Importation, etc. Act 1749
- Parliament of Great Britain
- Long title: An Act to encourage the importation of pig and bar iron from his Majesty's colonies in America; and to prevent the erection of any mill or other engine for slitting or rolling of iron; or any plateing forge to work with a tilt hammer; or any furnace for making steel, in any of the said colonies.
- Citation: 23 Geo. 2. c. 29
- Territorial extent: Great Britain; British America;

Dates
- Royal assent: 12 April 1750
- Commencement: 24 June 1750
- Repealed: 15 July 1867

Other legislation
- Amended by: Importation Act 1757; Customs, etc. Act 1765; Customs Law Repeal Act 1825;
- Repealed by: Statute Law Revision Act 1867
- Relates to: Trade and Navigation Acts

Status: Repealed

Text of statute as originally enacted

= Iron Act =

British legislation regulating colonial trade in America

The Iron Act, also called the Importation, etc. Act 1749 (23 Geo. 2. c. 29), was an act of the Parliament of Great Britain, which was one of the legislative measures introduced within the system of Trade and Navigation Acts. The act sought to increase the importation of pig and bar iron from its American colonies and to prevent the building of iron-related production facilities within these colonies, particularly in North America where these raw materials were identified. The dual purpose of the act was to increase manufacturing capacity within Great Britain itself, and to limit potential competition from the colonies possessing the raw materials.

== The act ==
The act repealed the duties on pig iron and bar iron imported from British America and imported into London respectively. Bar iron might be carried coastwise or by land from there to Royal Navy dockyards, but otherwise not beyond 10 miles from London. The iron must be marked with its place of origin, with most, if not all, pig iron was already marked. It also stipulated that no mill or engine for slitting or rolling iron or any plating forge to work with a tilt hammer or any furnace for making steel was to be built in the American colonies, and for what mills already existed Colonial governors were required to certify them.

== Analysis ==
Pig iron had been exported from Virginia and Maryland since the 1720s, but little came from other colonies, nor did bar iron. The continuance of this was encouraged, as was the production and export of bar iron (which required a finery forge using a helve hammer not a trip hammer).
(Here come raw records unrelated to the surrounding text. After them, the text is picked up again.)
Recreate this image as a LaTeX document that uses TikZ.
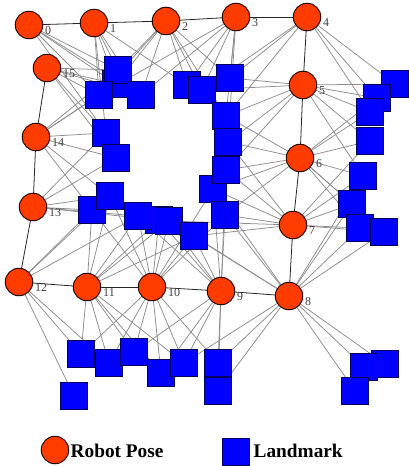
\documentclass[tikz,border=0pt]{standalone}
\usepackage{fontspec}
\setmainfont{Liberation Serif}
\pgfdeclarelayer{bg}
\pgfsetlayers{bg,main}
\definecolor{posecol}{RGB}{255,60,0}
\definecolor{poseline}{RGB}{40,10,0}
\definecolor{lmcol}{RGB}{0,0,255}
\definecolor{lmline}{RGB}{0,0,90}
\definecolor{obscol}{RGB}{140,140,140}
\begin{document}
\begin{tikzpicture}[x=1pt,y=-1pt,
  pose/.style={circle,draw=poseline,fill=posecol,minimum size=27.5pt,inner sep=0pt,line width=1pt},
  lm/.style={rectangle,draw=lmline,fill=lmcol,minimum size=27.5pt,inner sep=0pt,line width=1.1pt},
  obs/.style={draw=obscol,line width=0.75pt},
  chain/.style={draw=black!85,line width=0.8pt},
  num/.style={font=\fontsize{12}{12}\selectfont,text=black!75,inner sep=0pt,anchor=west},
  legtext/.style={font=\fontsize{19.3}{20}\selectfont\bfseries,inner sep=0pt,anchor=west}]
\useasboundingbox (0,0) rectangle (408,466);
% poses
\foreach \i/\x/\y in {0/29/25,1/94/23,2/166/21,3/236/17,4/307/17,5/303/85,6/300/158,7/293/225,8/289/296,9/221/291,10/152/287,11/87/287,12/19/282,13/33/207,14/36/137,15/47/68}{
  \node[pose] (p\i) at (\x,\y) {};
  \node[num] (n\i) at (\x+16,\y+6) {\i};
}
% landmarks
\foreach \n/\x/\y in {B/116/84,A/118/70,C/99/95,D/141/95,E/187/85,F/202/90,G/230/78,H/226/116,I/228/142,K/213/189,J/226/170,L/106/133,M/116/158,O/92/210,N/110/196,Q/159/220,P/138/216,R/169/221,S/194/236,T/225/215,U/81/354,V/109/363,W/134/352,X/161/373,Y/184/363,Z/218/363,Z2/218/391,a/74/396,b/395/84,c/377/98,e/370/141,d/370/112,f/363/176,g/352/204,h/360/228,i/384/232,j/385/364,k/364/367,l/355/391}{
  \node[lm] (\n) at (\x,\y) {};
}
\begin{pgfonlayer}{bg}
\foreach \p/\ls in {0/{A,B,C,L,D},1/{A,B,C,D,E,L},2/{A,B,C,D,E,F,G,H},3/{C,D,E,F,G,H,I},4/{F,G,H,b,c,d},5/{G,H,I,J,F,b,c,d,e,f},6/{H,I,J,K,T,d,e,c,f,g,h,i},7/{I,J,K,T,S,R,e,f,g,h,i},8/{K,S,R,T,Y,Z,Z2,f,g,h,i,j,k,l},9/{T,S,R,Q,P,K,J,Z,Z2,Y,X,W},10/{P,Q,R,S,T,N,O,K,U,V,W,X,Y,Z},11/{N,O,P,Q,R,S,U,V,W,X,Y},12/{O,N,P,U,V,a},13/{L,M,N,O,P,Q},14/{L,M,N,O,C,B,A},15/{A,B,C,L,M,D}}{
  \foreach \l in \ls { \draw[obs] (p\p.center) -- (\l.center); }
}
\foreach \a/\b in {0/1,1/2,2/3,3/4,4/5,5/6,6/7,7/8,8/9,9/10,10/11,11/12,12/13,13/14,14/15}{
  \draw[chain] (p\a.center) -- (p\b.center);
}
\end{pgfonlayer}
% legend
\node[pose] (legpose) at (55,450) {};
\node[legtext] (legposet) at (70.5,451) {Robot Pose};
\node[lm] (leglm) at (236,452) {};
\node[legtext] (leglmt) at (253.5,451) {Landmark};
\end{tikzpicture}
\end{document}
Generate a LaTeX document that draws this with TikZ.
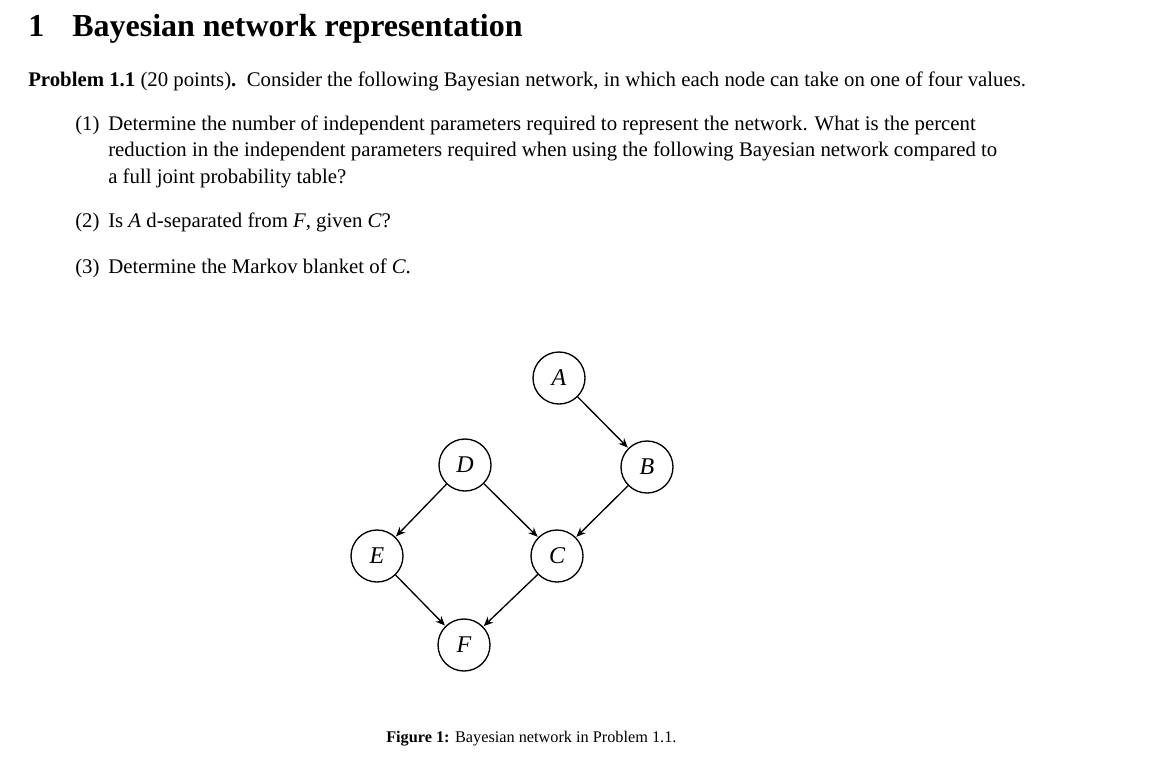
\documentclass[tikz,border=0pt]{standalone}
\usepackage{fontspec}
\setmainfont{Liberation Serif}
\usetikzlibrary{arrows.meta}
\begin{document}
\begin{tikzpicture}[x=0.75pt,y=-0.75pt,
  txt/.style={anchor=base west,inner sep=0pt,font=\fontsize{15.6}{18}\selectfont},
  vnode/.style={circle,draw,line width=1pt,minimum size=39pt,inner sep=0pt,font=\fontsize{18}{20}\selectfont\itshape},
  edge/.style={-{Stealth[length=7pt,width=6pt]},line width=1pt,shorten >=0.5pt}]
\useasboundingbox (0,0) rectangle (1162,775);
\node[anchor=base west,inner sep=0pt,font=\fontsize{24}{28}\selectfont\bfseries] (n1) at (28,36) {1};
\node[anchor=base west,inner sep=0pt,font=\fontsize{24}{28}\selectfont\bfseries] (title) at (72,36) {Bayesian network representation};
\node[txt] (p) at (28,86) {\textbf{Problem 1.1} (20 points)\textbf{.}\ \ Consider the following Bayesian network, in which each node can take on one of four values.};
\node[txt] (l1) at (75,130) {(1)};
\node[txt] (t1a) at (108,130) {Determine the number of independent parameters required to represent the network. What is the percent};
\node[txt] (t1b) at (108,156) {reduction in the independent parameters required when using the following Bayesian network compared to};
\node[txt] (t1c) at (108,183) {a full joint probability table?};
\node[txt] (l2) at (75,227) {(2)};
\node[txt] (t2) at (108,227) {Is \textit{A} d-separated from \textit{F}, given \textit{C}?};
\node[txt] (l3) at (75,273) {(3)};
\node[txt] (t3) at (108,273) {Determine the Markov blanket of \textit{C}.};
\node[vnode] (A) at (559,378) {A};
\node[vnode] (B) at (647,467) {B};
\node[vnode] (D) at (465,465) {D};
\node[vnode] (E) at (377,556) {E};
\node[vnode] (C) at (557,556) {C};
\node[vnode] (F) at (464,645) {F};
\draw[edge] (A) -- (B);
\draw[edge] (B) -- (C);
\draw[edge] (D) -- (C);
\draw[edge] (D) -- (E);
\draw[edge] (E) -- (F);
\draw[edge] (C) -- (F);
\node[anchor=base west,inner sep=0pt,font=\fontsize{12.2}{14}\selectfont] (cap) at (386,742) {\textbf{Figure 1:} Bayesian network in Problem 1.1.};
\end{tikzpicture}
\end{document}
Conversely, the act was designed to restrict the colonial manufacture of finished iron products and steel. Existing works could continue in operation, but no expansion would be possible in the output of:
- knives, scythes, sickles and other edged tools as a tilt hammer would be needed to produce thin iron, and a steel furnace to make steel.
- nails which were made from rod iron, from a slitting mill.
- Tinplate, which required a rolling mill. This was the raw material from which tinsmiths made a wide variety of goods from tinned sheet iron.

This was a continuation of a long term British policy, beginning with the Navigation Acts, which were designed to direct most American trade to England, and later Great Britain, and to encourage the manufacture of goods for export to the colonies in Britain.

The act, if enforced, would have severely limited the emerging iron manufacturing industry (as opposed to the production of cast or bar iron) in the colonies. However, as with other trade legislation, enforcement was poor because no one had any significant incentive to ensure compliance. Nevertheless, this was one of a number of measures restrictive on the trade of British Colonies in North America that were one of the causes of the American Revolution.

Part of the reason for lax enforcement may be due to the involvement of Colonial Officials in iron works. Virginia Governors Gooch and Spotswood were both deeply involved in iron manufacture. Gooch was a part owner of the Fredericksville Ironworks. Spotswood owned Tubal Ironworks (a blast furnace and probably finery forge) and the double air furnace at Massaponnax. Other prominent members of the Virginia aristocracy and House of Burgesses involved in the iron industry included John Tayloe II (Bristol Iron Works, near Fredericksburg; Neabsco Iron Works; and Occoquan Ironworks), Augustine Washington, George's father (Accoceek/Potomac Ironworks), and Benjamin Grimes (Grimes Recovery and a bloomery near Fredericksburg).

==Amendments and repeal==
The limitation of imported bar iron to London and the dockyards was partly repealed by the Importation Act 1757 (30 Geo. 2. c. 16), with duty-free imports to any part of Great Britain being permitted. A clause requiring bar iron to be marked was similarly repealed as unnecessary. A part of the act was also repealed by the Customs, etc. Act 1765, (5 Geo. 3. c. 45). The whole act was repealed by the Statute Law Revision Act 1867 (30 & 31 Vict. c. 59), due to the replacement of colonial rule with the Dominion of Canada.

== Bibliography ==
- Bining, A. C. (1933). "British Regulation of the Colonial Iron Trade"
- King, Peter. ‘The British Iron Act of 1750’, Historical Metallurgy 54(1) (2023), 62–73.